Researchers have developed a laboratory earthquake model that connects the microscopic real contact area between fault surfaces to the possibility of earthquake occurrences. Published in the Proceedings of the National Academy of Sciences, this breakthrough demonstrates the connection between microscopic friction and earthquakes, offering new insights into earthquake mechanics and potential prediction.
“We’ve essentially opened a window into the heart of earthquake mechanics,” said Sylvain Barbot, associate professor of earth sciences at the USC Dornsife College of Letters, Arts and Sciences and principal investigator of the study. “By watching how the real contact area between fault surfaces evolves during the earthquake cycle, we can now explain both the slow buildup of stress in faults and the rapid rupture that follows. Down the road, this could lead to new approaches for monitoring and predicting earthquake nucleation at early stages.”
For decades, scientists have relied on empirical “rate-and-state” friction laws to model earthquakes — mathematical descriptions that work well but don’t explain the underlying physical mechanisms. “Our model reveals what’s actually happening at the fault interface during an earthquake cycle.”
Barbot says the discovery is a deceptively simple concept: “When two rough surfaces slide against each other, they only make contact at minuscule, isolated junctions covering a fraction of the total surface area.” This “real area of contact” — invisible to the eye but measurable through optical techniques — turns out to be the key state variable that controls earthquake behavior.
Laboratory earthquakes: Lighting earthquakes in real time
The study utilizes transparent acrylic materials that allowed the researchers to literally watch earthquake ruptures unfold in real time. Using high-speed cameras and optical measurements, the team tracked how LED light transmission changed as contact junctions formed, grew and were destroyed during laboratory earthquakes.
“We can literally watch the contact area evolve as ruptures propagate,” Barbot said. “During fast ruptures, we see approximately 30% of the contact area disappear in milliseconds — a dramatic weakening that drives the earthquake.”
The laboratory results revealed a previously hidden relationship: The empirical “state variable” used in standard earthquake models for decades represents the real area of contact between fault surfaces. This discovery provides the first physical interpretation of a mathematical concept that has been central to earthquake science since the 1970s.

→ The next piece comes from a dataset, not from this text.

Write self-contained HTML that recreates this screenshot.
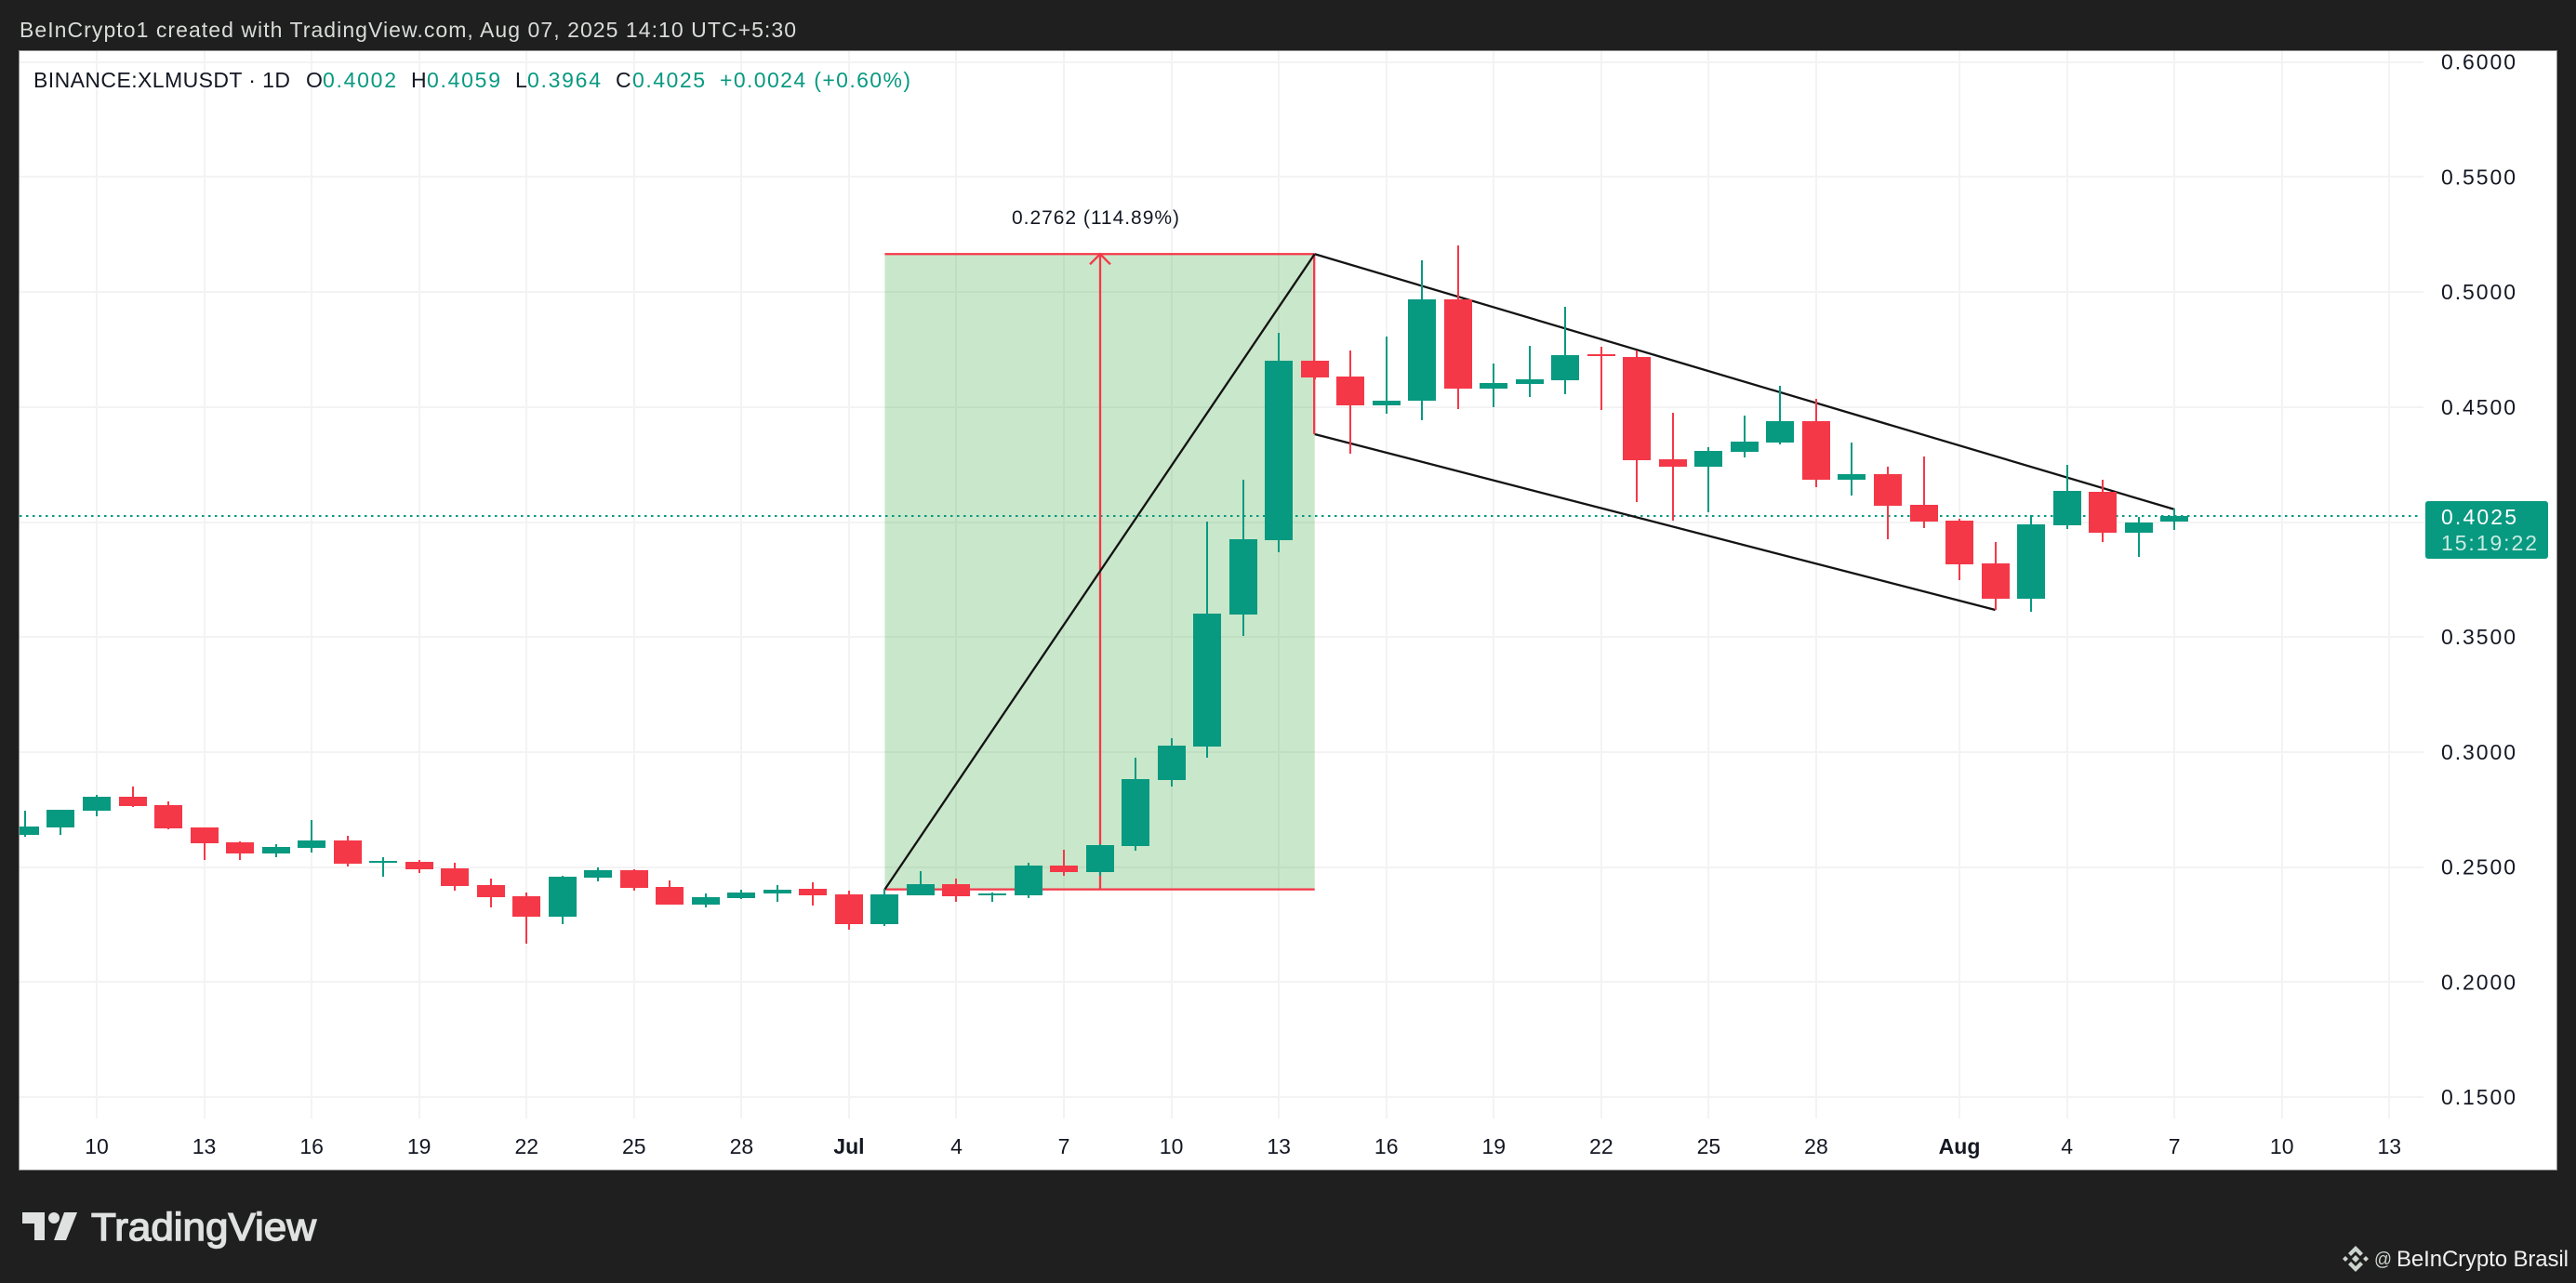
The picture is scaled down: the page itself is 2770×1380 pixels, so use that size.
<!DOCTYPE html>
<html lang="en">
<head>
<meta charset="utf-8">
<title>XLMUSDT 1D chart</title>
<style>
  html, body { margin: 0; padding: 0; background: #1f1f1f; }
  svg { display: block; font-family: "Liberation Sans", sans-serif; }
</style>
</head>
<body>
<svg id="chart" xmlns="http://www.w3.org/2000/svg" width="2770" height="1380" viewBox="0 0 2770 1380">
  <defs>
    <clipPath id="pane-clip"><rect x="21" y="54" width="2586" height="1149"/></clipPath>
  </defs>
  <rect x="0" y="0" width="2770" height="1380" fill="#1f1f1f"/>
  <text x="21" y="40" font-size="23" fill="#d9ddd9" textLength="835" lengthAdjust="spacing">BeInCrypto1 created with TradingView.com, Aug 07, 2025 14:10 UTC+5:30</text>
  <rect x="20.5" y="54.5" width="2729" height="1204" fill="#ffffff" stroke="#8a8a8a" stroke-width="1"/>
  <g id="grid"></g>
  <g id="drawings-under"></g>
  <g id="candles" clip-path="url(#pane-clip)"></g>
  <g id="x-axis"></g>
  <g id="y-axis"></g>

  <g font-size="23">
    <text x="36" y="94" fill="#131722" textLength="276" lengthAdjust="spacing">BINANCE:XLMUSDT · 1D</text>
    <text x="329" y="94" fill="#131722">O</text>
    <text x="347" y="94" fill="#089981" textLength="79" lengthAdjust="spacing">0.4002</text>
    <text x="442" y="94" fill="#131722">H</text>
    <text x="459" y="94" fill="#089981" textLength="79" lengthAdjust="spacing">0.4059</text>
    <text x="554" y="94" fill="#131722">L</text>
    <text x="567" y="94" fill="#089981" textLength="79" lengthAdjust="spacing">0.3964</text>
    <text x="662" y="94" fill="#131722">C</text>
    <text x="680" y="94" fill="#089981" textLength="78" lengthAdjust="spacing">0.4025</text>
    <text x="774" y="94" fill="#089981" textLength="205" lengthAdjust="spacing">+0.0024 (+0.60%)</text>
  </g>

  <text x="1088" y="241" font-size="21" fill="#131722" textLength="180" lengthAdjust="spacing">0.2762 (114.89%)</text>

  <rect x="2608" y="539" width="132" height="62" rx="3" fill="#089981"/>
  <text x="2625" y="564" font-size="23" fill="#ffffff" textLength="81" lengthAdjust="spacing">0.4025</text>
  <text x="2625" y="592" font-size="23" fill="#c9ebe1" textLength="103" lengthAdjust="spacing">15:19:22</text>

  <g>
    <g fill="#dfe2e0">
      <polygon points="24,1304 48,1304 48,1334 37,1334 37,1316 24,1316"/>
      <circle cx="58" cy="1310" r="6"/>
      <polygon points="69,1304 83,1304 71,1334 58,1334"/>
    </g>
    <text x="98" y="1334" font-size="42" fill="#dfe2e0" stroke="#dfe2e0" stroke-width="1.4" textLength="242" lengthAdjust="spacingAndGlyphs">TradingView</text>
  </g>

  <g fill="#ccd4ce">
    <polygon points="2533,1350 2537,1354 2533,1358 2529,1354"/>
    <polygon points="2522,1351 2525,1354 2522,1357 2519,1354"/>
    <polygon points="2544,1351 2547,1354 2544,1357 2541,1354"/>
    <polygon points="2533,1340 2541,1348 2538,1351 2533,1346 2528,1351 2525,1348"/>
    <polygon points="2533,1368 2541,1360 2538,1357 2533,1362 2528,1357 2525,1360"/>
  </g>
  <text x="2553" y="1361" font-size="20" fill="#cdd4ce" textLength="19" lengthAdjust="spacingAndGlyphs">@</text>
  <text x="2577" y="1362" font-size="24" fill="#f0f0f0" textLength="185" lengthAdjust="spacing">BeInCrypto Brasil</text>
</svg>

<script>
// ---- chart data (first candle is Jun 8, 2025, one candle per day) ----
const firstCandleDate = 'Jun 8 2025';
const opens = [
  0.2640,0.2672,0.2745,0.2806,0.2769,0.2672,0.2608,0.2559,0.2583,0.2616,0.2519,0.2523,0.2494,0.2422,0.2373,0.2284,0.2454,0.2486,0.2414,0.2337,0.2365,0.2385,0.2405,
  0.2381,0.2252,0.2377,0.2426,0.2377,0.2377,0.2507,0.2478,0.2591,0.2878,0.3024,0.3598,0.3921,0.4701,0.4633,0.4507,0.4528,0.4968,0.4580,0.4600,0.4616,0.4730,0.4718,0.4273,0.4241,0.4305,0.4346,0.4439,0.4184,0.4208,0.4075,
  0.4006,0.3820,0.3667,0.3986,0.4131,0.3954,0.4002
];
const highs = [
  0.2745,0.2749,0.2814,0.2850,0.2785,0.2672,0.2612,0.2600,0.2705,0.2636,0.2543,0.2531,0.2519,0.2450,0.2389,0.2462,0.2498,0.2490,0.2442,0.2385,0.2401,0.2422,0.2434,
  0.2397,0.2405,0.2482,0.2450,0.2389,0.2519,0.2575,0.2600,0.2975,0.3060,0.4002,0.4184,0.4823,0.4701,0.4746,0.4806,0.5138,0.5203,0.4689,0.4766,0.4936,0.4762,0.4746,0.4475,0.4325,0.4463,0.4592,0.4536,0.4346,0.4241,0.4285,
  0.4014,0.3913,0.4030,0.4249,0.4184,0.4022,0.4059
];
const lows = [
  0.2632,0.2640,0.2721,0.2761,0.2664,0.2531,0.2531,0.2543,0.2563,0.2502,0.2458,0.2474,0.2397,0.2325,0.2167,0.2252,0.2438,0.2397,0.2337,0.2325,0.2361,0.2349,0.2333,
  0.2228,0.2244,0.2377,0.2349,0.2349,0.2365,0.2462,0.2462,0.2571,0.2850,0.2975,0.3505,0.3869,0.4620,0.4297,0.4471,0.4443,0.4491,0.4499,0.4544,0.4556,0.4487,0.4087,0.4006,0.4042,0.4281,0.4338,0.4152,0.4115,0.3925,0.3974,
  0.3747,0.3618,0.3610,0.3970,0.3913,0.3848,0.3964
];
const closes = [
  0.2676,0.2749,0.2806,0.2765,0.2668,0.2604,0.2559,0.2587,0.2616,0.2515,0.2527,0.2490,0.2418,0.2369,0.2284,0.2458,0.2486,0.2410,0.2337,0.2369,0.2389,0.2401,0.2377,
  0.2252,0.2381,0.2426,0.2373,0.2385,0.2507,0.2478,0.2595,0.2882,0.3028,0.3602,0.3925,0.4701,0.4629,0.4507,0.4528,0.4968,0.4580,0.4604,0.4620,0.4726,0.4722,0.4269,0.4241,0.4309,0.4350,0.4439,0.4184,0.4208,0.4071,0.4002,
  0.3816,0.3667,0.3990,0.4135,0.3954,0.3998,0.4025
];
const xTickLabels = ['10','13','16','19','22','25','28','Jul','4','7','10','13','16','19','22','25','28','Aug','4','7','10','13'];
const xTickCandles = [2,5,8,11,14,17,20,23,26,29,32,35,38,41,44,47,50,54,57,60,63,66];
const yTickValues = [0.6,0.55,0.5,0.45,0.35,0.3,0.25,0.2,0.15];
const yGridValues = [0.6,0.55,0.5,0.45,0.4,0.35,0.3,0.25,0.2,0.15];
const lastPrice = [0.4025];
const rangeCandles = [24,36];
const rangeArrowCandle = [30];
const rangePrices = [0.2403,0.5165];
const channelUpperCandles = [36,60];
const channelUpperPrices = [0.5165,0.4055];
const channelLowerCandles = [36,55];
const channelLowerPrices = [0.4382,0.3618];

// ---- axis functions ----
const X_ORIGIN = 26.96, X_STEP = 38.52;
const Y_BASE = 1180, Y_SCALE = 2474;
function xScale(i) { return X_ORIGIN + i * X_STEP; }
function yScale(p) { return Y_BASE - (p - 0.15) * Y_SCALE; }

const NS = 'http://www.w3.org/2000/svg';
const GREEN = '#089981', RED = '#f43848', GRID = '#f3f3f3', INK = '#131313';
const LINE_W = 2.3;
function make(parent, tag, props) {
  const el = document.createElementNS(NS, tag);
  for (const k in props) el.setAttribute(k, props[k]);
  parent.appendChild(el);
  return el;
}

// ---- grid ----
const grid = document.getElementById('grid');
yGridValues.forEach(function (v) {
  const y = Math.round(yScale(v));
  const el = make(grid, 'line', { x1: 21, x2: 2606, y1: y, y2: y, stroke: GRID, 'stroke-width': 2 });
  
  
});
xTickCandles.forEach(function (c) {
  const x = Math.round(xScale(c));
  const el = make(grid, 'line', { x1: x, x2: x, y1: 55, y2: 1203, stroke: GRID, 'stroke-width': 2 });
  
  
});

// ---- drawings (below candles) ----
const dr = document.getElementById('drawings-under');
const rx0 = xScale(rangeCandles[0]), rx1 = xScale(rangeCandles[1]);
const ry0 = yScale(rangePrices[0]), ry1 = yScale(rangePrices[1]);

const rangeBox = make(dr, 'rect', { x: rx0, y: ry1, width: rx1 - rx0, height: ry0 - ry1, fill: 'rgba(76,175,80,0.3)' });



const dottedY = Math.round(yScale(lastPrice[0]));
const dotted = make(dr, 'line', { x1: 21, x2: 2604, y1: dottedY, y2: dottedY, stroke: GREEN, 'stroke-width': 2, 'stroke-dasharray': '2.5 4.5' });



const rangeTop = make(dr, 'line', { x1: rx0, x2: rx1, y1: ry1, y2: ry1, stroke: RED, 'stroke-width': LINE_W });



const rangeBottom = make(dr, 'line', { x1: rx0, x2: rx1, y1: ry0, y2: ry0, stroke: RED, 'stroke-width': LINE_W });



const ax = Math.round(xScale(rangeArrowCandle[0]));
const arrowLine = make(dr, 'line', { x1: ax, x2: ax, y1: ry0, y2: ry1, stroke: RED, 'stroke-width': LINE_W });



const arrowHead = make(dr, 'polyline', { points: (ax - 11) + ',' + (ry1 + 11) + ' ' + ax + ',' + ry1 + ' ' + (ax + 11) + ',' + (ry1 + 11), fill: 'none', stroke: RED, 'stroke-width': LINE_W });



const chanUpper = make(dr, 'line', { x1: xScale(channelUpperCandles[0]), x2: xScale(channelUpperCandles[1]), y1: yScale(channelUpperPrices[0]), y2: yScale(channelUpperPrices[1]), stroke: INK, 'stroke-width': LINE_W });



const chanLower = make(dr, 'line', { x1: xScale(channelLowerCandles[0]), x2: xScale(channelLowerCandles[1]), y1: yScale(channelLowerPrices[0]), y2: yScale(channelLowerPrices[1]), stroke: INK, 'stroke-width': LINE_W });



const chanEdge = make(dr, 'line', { x1: rx1 - 0.5, x2: rx1 - 0.5, y1: ry1, y2: yScale(channelLowerPrices[0]), stroke: RED, 'stroke-width': LINE_W });



const diagonal = make(dr, 'line', { x1: rx0, x2: rx1, y1: ry0, y2: ry1, stroke: INK, 'stroke-width': LINE_W });



// ---- candles (snapped to whole pixels for crisp edges) ----
const candleLayer = document.getElementById('candles');
opens.forEach(function (o, i) {
  const c = closes[i], up = c >= o, col = up ? GREEN : RED, x = Math.round(xScale(i));
  const yHigh = Math.round(yScale(highs[i])), yLow = Math.round(yScale(lows[i]));
  const wick = make(candleLayer, 'rect', { x: x - 1, y: yHigh, width: 2, height: yLow - yHigh, fill: col });
  
  
  const top = Math.round(yScale(Math.max(o, c))), bot = Math.round(yScale(Math.min(o, c)));
  const body = make(candleLayer, 'rect', { x: x - 15, y: top, width: 30, height: Math.max(bot - top, 2), fill: col });
  
  
});

// ---- axes ----
const xAxis = document.getElementById('x-axis');
xTickLabels.forEach(function (t, i) {
  const isMonth = t === 'Jul' || t === 'Aug';
  const el = make(xAxis, 'text', { x: xScale(xTickCandles[i]), y: 1241, 'text-anchor': 'middle', 'font-size': 23, 'font-weight': isMonth ? 700 : 400, fill: '#131722' });
  
  
  el.textContent = t;
});
const yAxis = document.getElementById('y-axis');
yTickValues.forEach(function (v) {
  const el = make(yAxis, 'text', { x: 2625, y: yScale(v) + 8, 'font-size': 23, fill: '#131722', textLength: 80, lengthAdjust: 'spacing' });
  
  
  el.textContent = v.toFixed(4);
});
</script>
</body>
</html>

From simulation to prediction
The researchers analyzed 26 different simulated earthquake scenarios and found that the relationship between rupture speed and fracture energy follows the predictions of linear elastic fracture mechanics. The team’s computer simulations successfully reproduced both slow and fast laboratory earthquakes, matching not only the rupture speeds and stress drops but also the amount of light transmitted across the fault interface during ruptures.
As contact areas change during the earthquake cycle, they affect multiple measurable properties including electrical conductivity, hydraulic permeability and seismic wave transmission. Since the real area of contact affects multiple physical properties of fault zones, continuous monitoring of these proxies during earthquake cycles could provide new insights into fault behavior.
The implications extend far beyond academic understanding and laboratory experiments. The research suggests that monitoring the physical state of fault contacts could provide new tools for earthquake short-term systems and potentially for reliable earthquake prediction using the electric conductivity of the fault.
“If we can monitor these properties continuously on natural faults, we might detect the early stages of earthquake nucleation,” Barbot explained. “This could lead to new approaches for monitoring earthquake nucleation at early stages, well before seismic waves are radiated.”
Looking ahead
The researchers plan to scale up their findings outside controlled laboratory conditions. Barbot explained: The study’s model provides the physical foundation for understanding how fault properties evolve during seismic cycles.
“Imagine a future where we can detect subtle changes in fault conditions before an earthquake strikes,” Barbot said. “That’s the long-term potential of this work.”
About the study
In addition to Barbot, Baoning Wu, formerly at USC and now at the University of California, San Diego, authored the study.
The study was supported by National Science Foundation award number EAR-1848192 and the Statewide California Earthquake Center proposal number 22105.